Raw data:
-- Start --

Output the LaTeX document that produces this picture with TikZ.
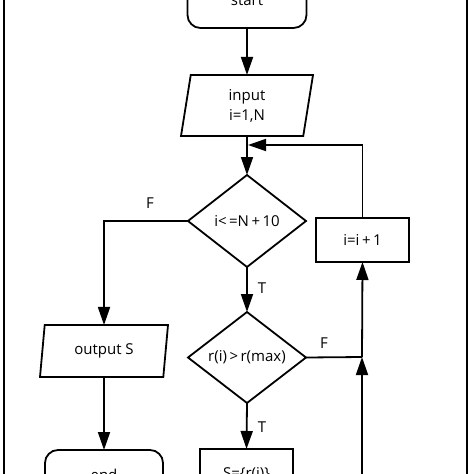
\documentclass[tikz,border=0pt]{standalone}
\usepackage{fontspec}
\setmainfont{Open Sans}
\usetikzlibrary{arrows.meta,shapes.geometric}
\tikzset{
  base/.style={draw, line width=1.8pt, inner sep=0pt, outer sep=0pt, align=center, font=\fontsize{15}{20}\selectfont},
  term/.style={base, rounded corners=13pt, minimum width=119pt, minimum height=50pt},
  io/.style={base, trapezium, trapezium stretches body, trapezium left angle=#1, trapezium right angle=180-#1},
  procbox/.style={base, rectangle},
  decide/.style={base, diamond, minimum width=118pt, minimum height=92pt},
  conn/.style={line width=1.8pt, -{Triangle[length=18pt,width=12pt]}},
  plain/.style={line width=1.8pt},
  lbl/.style={font=\fontsize{15}{18}\selectfont, inner sep=0pt}
}
\begin{document}
\begin{tikzpicture}[x=1pt,y=-1pt]
\useasboundingbox (0,0) rectangle (474,474);
\clip (0,0) rectangle (474,474);
\fill[white] (0,0) rectangle (474,474);
\draw[line width=1.5pt] (4,-40) rectangle (467,520);

\node[term, minimum height=54pt] (start) at (247,1) {start};
\node[io=73.5, minimum width=132pt, minimum height=61pt] (inp) at (247,105.5) {input\\i=1,N};
\node[decide] (d1) at (247,221) {i<\,=N\,+\,10};
\node[decide, minimum height=91pt] (d2) at (247,357.5) {r(i)\,>\,r(max)};
\node[procbox, minimum width=93pt, minimum height=44pt] (inc) at (362.5,240) {i=i\,+\,1};
\node[io=72, minimum width=128pt, minimum height=52pt] (out) at (104,351) {output S};
\node[term, minimum width=118pt] (end) at (104,475) {end};
\node[procbox, minimum width=93pt, minimum height=50pt] (S) at (246.5,474) {S=\{r(i)\}};

\coordinate (m1) at (248,145);
\coordinate (j) at (362,357);

\draw[conn] (start.south) -- (inp.north);
\draw[conn] (inp.south) -- (d1.north);
\draw[conn] (inc.north) |- (m1);
\draw[conn] (d1.west) -| (out.north);
\draw[conn] (d1.south) -- (d2.north);
\draw[plain] (d2.east) -- (j);
\draw[conn] (j) -- (inc.south);
\draw[conn] (S.south) -- ++(0,26) -| (j);
\draw[conn] (out.south) -- (end.north);
\draw[conn] (d2.south) -- (S.north);

\node[lbl] (f1) at (150,203) {F};
\node[lbl] (t1) at (262,288) {T};
\node[lbl] (f2) at (324,343) {F};
\node[lbl] (t2) at (262,427) {T};
\end{tikzpicture}
\end{document}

-- End --

Short problem: Restate the material word for word from its first line through the line containing "(4,-40) rectangle (467,520);", both included; the pictures do not belong in it.

Task output:
Output the LaTeX document that produces this picture with TikZ.
\documentclass[tikz,border=0pt]{standalone}
\usepackage{fontspec}
\setmainfont{Open Sans}
\usetikzlibrary{arrows.meta,shapes.geometric}
\tikzset{
  base/.style={draw, line width=1.8pt, inner sep=0pt, outer sep=0pt, align=center, font=\fontsize{15}{20}\selectfont},
  term/.style={base, rounded corners=13pt, minimum width=119pt, minimum height=50pt},
  io/.style={base, trapezium, trapezium stretches body, trapezium left angle=#1, trapezium right angle=180-#1},
  procbox/.style={base, rectangle},
  decide/.style={base, diamond, minimum width=118pt, minimum height=92pt},
  conn/.style={line width=1.8pt, -{Triangle[length=18pt,width=12pt]}},
  plain/.style={line width=1.8pt},
  lbl/.style={font=\fontsize{15}{18}\selectfont, inner sep=0pt}
}
\begin{document}
\begin{tikzpicture}[x=1pt,y=-1pt]
\useasboundingbox (0,0) rectangle (474,474);
\clip (0,0) rectangle (474,474);
\fill[white] (0,0) rectangle (474,474);
\draw[line width=1.5pt] (4,-40) rectangle (467,520);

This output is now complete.